Tout cela vous le savez déjà, et pourtant il faut le répéter parce que le mythe de la GGP est comme un hydre, dont les têtes repoussent toujours tant qu’on n’a pas rétabli le récit complet. Mon point est le suivant, la vérité sur la WWII en Ukraine n’est pas un problème ukrainien. Elle concerne tout le monde parce que cette vérité change la vérité du conflit mondial dans son ensemble. L’URSS fut à la fois un allié dans la lutte contre l’Allemagne nazie et un complice de celle-ci. Cette complication est très difficile à débrouiller, mais y parvenir est la condition pour sortir de l’Europe léguée par Hitler et Staline. L’escamotage de la WWII par la GGP ne protège pas seulement l’innocence et la gloire de l’URSS et, aujourd’hui, de l’URSS 2.0., elle enferme toute l’histoire européenne dans un réseau de mensonges et d’illusions qui contamine pour ainsi dire tous les compartiments de notre mémoire, y compris la mémoire de la Shoah. Un seul exemple, là encore d’actualité. Nous sommes tous scandalisés par les tours de passe-passe de la propagande anti-ukrainienne où une idéologie, une pratique, alliées à des fascistes et néo-nazis occidentaux, accusent de fascisme l’ennemi ukrainien. Nous sommes habitués à ces ruses, à cet antifascisme de pacotille pour habiller des combats douteux. Mais cette rhétorique ne vient pas du ciel, elle est un héritage du mythe de la GPP. Libérer l’histoire ukrainienne c’est nous libérer nous-mêmes, nous Européens. Le mensonge et le silence sur l’histoire de l’Ukraine est le verrou qui empêche les Européens de comprendre leur histoire.

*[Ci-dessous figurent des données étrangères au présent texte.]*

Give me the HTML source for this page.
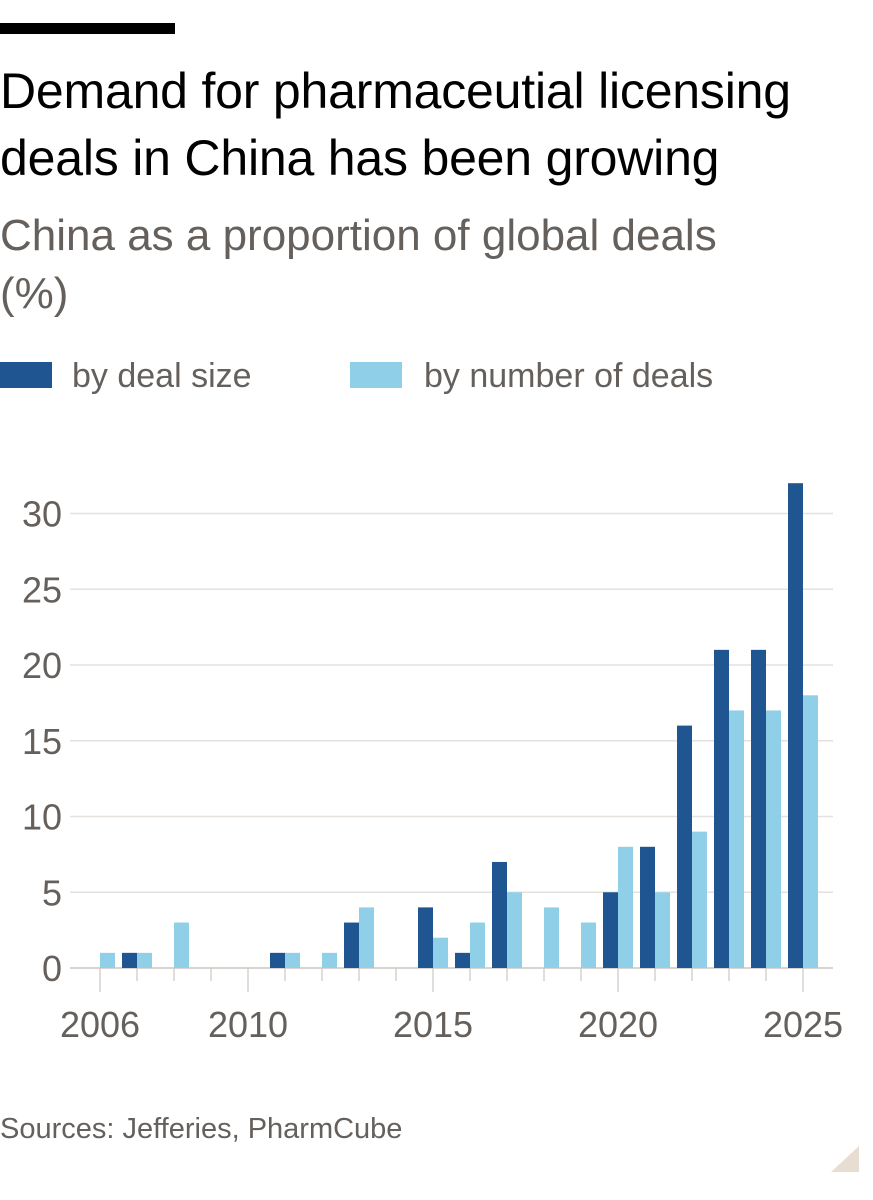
<!DOCTYPE html>
<html><head><meta charset="utf-8"><style>
html,body{margin:0;padding:0;background:#fff;}
body{width:873px;height:1200px;position:relative;overflow:hidden;font-family:"Liberation Sans",sans-serif;}
.t{position:absolute;left:0;white-space:nowrap;}
</style></head><body>
<div style="position:absolute;left:0;top:23px;width:175px;height:11px;background:#000"></div>
<div class="t" style="top:58px;font-size:50px;line-height:67px;color:#000;letter-spacing:-0.2px">Demand for pharmaceutial licensing<br>deals in China has been growing</div>
<div class="t" style="top:207px;font-size:44px;line-height:58px;color:#66605c">China as a proportion of global deals<br>(%)</div>
<div style="position:absolute;left:0;top:362px;width:52px;height:26px;background:#1f5591"></div>
<div class="t" style="left:72px;top:357px;font-size:34px;line-height:38px;color:#66605c">by deal size</div>
<div style="position:absolute;left:350px;top:362px;width:52px;height:26px;background:#8fd0e8"></div>
<div class="t" style="left:424px;top:357px;font-size:34px;line-height:38px;color:#66605c">by number of deals</div>
<svg id="chart" width="873" height="1100" style="position:absolute;left:0;top:0"></svg>
<div class="t" style="top:1113px;font-size:29px;color:#66605c">Sources: Jefferies, PharmCube</div>
<svg width="40" height="40" style="position:absolute;left:825px;top:1140px"><polygon points="34,6 34,32 6,32" fill="#e8ddd3"/></svg>
<script>
const years=[2006,2007,2008,2009,2010,2011,2012,2013,2014,2015,2016,2017,2018,2019,2020,2021,2022,2023,2024,2025];
const dealSize=[0,1,0,0,0,1,0,3,0,4,1,7,0,0,5,8,16,21,21,32];
const dealCount=[1,1,3,0,0,1,1,4,0,2,3,5,4,3,8,5,9,17,17,18];
const yTicks=[0,5,10,15,20,25,30];
const xLabels=[2006,2010,2015,2020,2025];
const svg=document.getElementById('chart');
const NS='http://www.w3.org/2000/svg';
const x=yr=>100+(yr-2006)*37;
const y=v=>968-v*15.15;
function mk(tag,attrs){const e=document.createElementNS(NS,tag);for(const k in attrs)e.setAttribute(k,attrs[k]);svg.appendChild(e);return e;}
yTicks.forEach(v=>{
  const l=mk('line',{x1:70,x2:833,y1:y(v),y2:y(v),stroke:v===0?'#ccc6c0':'#e6e1dc','stroke-width':1.5});
  
  
  const t=mk('text',{x:62,y:y(v)+13,'text-anchor':'end','font-size':36,fill:'#66605c','font-family':'Liberation Sans, sans-serif'});
  t.textContent=v;
  
  
});
years.forEach(yr=>{
  const major=xLabels.includes(yr);
  const tk=mk('line',{x1:x(yr),x2:x(yr),y1:968,y2:major?992:981,stroke:'#ccc6c0','stroke-width':1.2});
  
  
});
years.forEach((yr,i)=>{
  if(dealSize[i]>0){
    const r=mk('rect',{x:x(yr)-15,y:y(dealSize[i]),width:15,height:968-y(dealSize[i]),fill:'#1f5591'});
    
    
  }
  if(dealCount[i]>0){
    const r=mk('rect',{x:x(yr),y:y(dealCount[i]),width:15,height:968-y(dealCount[i]),fill:'#8fd0e8'});
    
    
  }
});
xLabels.forEach(yr=>{
  const t=mk('text',{x:x(yr),y:1037,'text-anchor':'middle','font-size':36,fill:'#66605c','font-family':'Liberation Sans, sans-serif'});
  t.textContent=yr;
  
  
});
</script>
</body></html>
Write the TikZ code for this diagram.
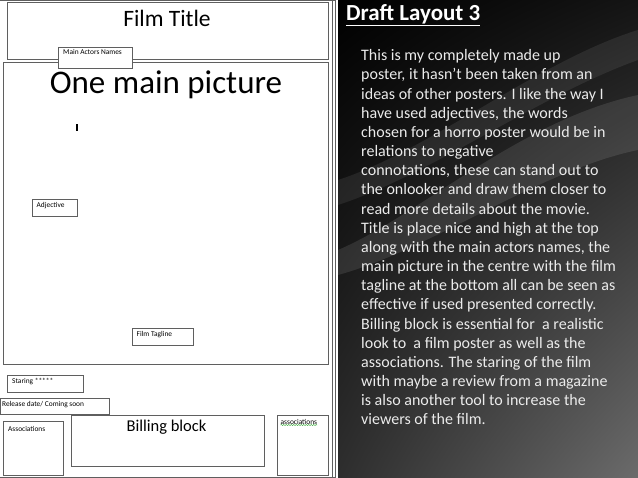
\documentclass[tikz,border=0pt]{standalone}
\usepackage{fontspec}
\setmainfont{Carlito}
\usetikzlibrary{shadings,decorations.pathmorphing}
\definecolor{boxgray}{RGB}{95,95,95}
\definecolor{squiggle}{RGB}{60,170,60}
\begin{document}
\begin{tikzpicture}[x=1pt,y=-1pt]
        \tikzstyle{blk} = [draw=boxgray, line width=0.9pt, fill=white, rectangle, inner sep=0pt]
        \tikzstyle{tiny} = [anchor=north west, inner sep=0pt, font=\fontsize{7.4}{8}\selectfont]
        \tikzstyle{body} = [anchor=north west, inner sep=0pt, align=left, text=white!92!black,
            font=\fontsize{16}{19.16}\selectfont]
        \useasboundingbox (0,0) rectangle (638,478);

        % backgrounds
        \fill[white] (0,0) rectangle (338,478);
        \shade[upper left=black, upper right=black!92, lower left=black!82, lower right=black!58]
            (338,0) rectangle (638,478);
        \fill[white, opacity=0.10] (338,250) .. controls (420,215) and (520,120) .. (638,95)
            -- (638,150) .. controls (540,170) and (430,250) .. (338,275) -- cycle;
        \fill[white, opacity=0.08] (338,180) .. controls (430,150) and (540,60) .. (638,30)
            -- (638,60) .. controls (540,95) and (430,175) .. (338,205) -- cycle;
        \draw[boxgray, line width=0.8pt] (0,0.5) -- (335.5,0.5);
        \draw[boxgray, line width=0.8pt] (332.5,0) -- (332.5,478);
        \draw[boxgray, line width=0.8pt] (335.5,0) -- (335.5,478);
        \draw[boxgray, line width=0.8pt] (0,477) -- (335.5,477);

        % poster layout
        \node[blk, minimum width=321pt, minimum height=57pt] (title) at (167.5,30.5) {};
        \node[font=\fontsize{23.5}{27}\selectfont] (titletxt) at (167,18.5) {Film Title};
        \node[blk, minimum width=325pt, minimum height=302pt] (picture) at (165.5,213) {};
        \node[font=\fontsize{33}{38}\selectfont] (picturetxt) at (166,85) {One main picture};
        \draw[black, line width=1.2pt] (77,124.5) -- (77,131.5);
        \node[blk, minimum width=74pt, minimum height=21pt] (actors) at (95,57.5) {};
        \node[tiny] (actorstxt) at (63,49.5) {Main Actors Names};
        \node[blk, minimum width=45pt, minimum height=17pt] (adjective) at (54.5,207.5) {};
        \node[tiny] (adjectivetxt) at (36.5,202) {Adjective};
        \node[blk, minimum width=61pt, minimum height=17pt] (tagline) at (162.5,336.5) {};
        \node[tiny] (taglinetxt) at (136.5,331) {Film Tagline};
        \node[blk, minimum width=76pt, minimum height=17pt] (staring) at (45,383.5) {};
        \node[tiny] (staringtxt) at (12,378.5) {Staring *****};
        \node[blk, minimum width=109pt, minimum height=16pt] (release) at (54.5,406) {};
        \node[tiny] (releasetxt) at (2,401) {Release date/ Coming soon};
        \node[blk, minimum width=60pt, minimum height=54pt] (assocleft) at (33,448) {};
        \node[tiny] (assoclefttxt) at (8,426) {Associations};
        \node[blk, minimum width=193pt, minimum height=51pt] (billing) at (167.5,440.5) {};
        \node[font=\fontsize{16.5}{20}\selectfont] (billingtxt) at (166.5,427) {Billing block};
        \node[blk, minimum width=51pt, minimum height=60pt] (assocright) at (302.5,445) {};
        \node[tiny] (assocrighttxt) at (280.5,419.5) {associations};
        \draw[squiggle, line width=0.4pt, decorate, decoration={snake, amplitude=0.6pt, segment length=2.5pt}]
            (assocrighttxt.south west) -- (assocrighttxt.south east);

        % notes on the right
        \node[anchor=north west, inner sep=0pt, text=white, font=\bfseries\fontsize{23}{27}\selectfont]
            (drafttitle) at (346,4.5) {\underline{Draft Layout 3}};
        \node[body] (notes) at (361,49.5) {This is my completely made up\\
            poster, it hasn’t been taken from an\\
            ideas of other posters. I like the way I\\
            have used adjectives, the words\\
            chosen for a horro poster would be in\\
            relations to negative\\
            connotations, these can stand out to\\
            the onlooker and draw them closer to\\
            read more details about the movie.\\
            Title is place nice and high at the top\\
            along with the main actors names, the\\
            main picture in the centre with the film\\
            tagline at the bottom all can be seen as\\
            effective if used presented correctly.\\
            Billing block is essential for\ \ a realistic\\
            look to\ \ a film poster as well as the\\
            associations. The staring of the film\\
            with maybe a review from a magazine\\
            is also another tool to increase the\\
            viewers of the film.};
    \end{tikzpicture}
\end{document}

C’est pourquoi l’invitation du président ukrainien aux cérémonies du 70ème anniversaire du Débarquement en Normandie, c’est-à-dire la reconnaissance du rôle de l’Ukraine dans la Seconde guerre mondiale est un événement considérable, qui ajoute une dimension européenne et historique à la révolution démocratique ukrainienne, quelques jours après le succès démocratique de l’élection présidentielle du 25 mai.
Philippe de LARA, Kiev, le 28 mai 2014.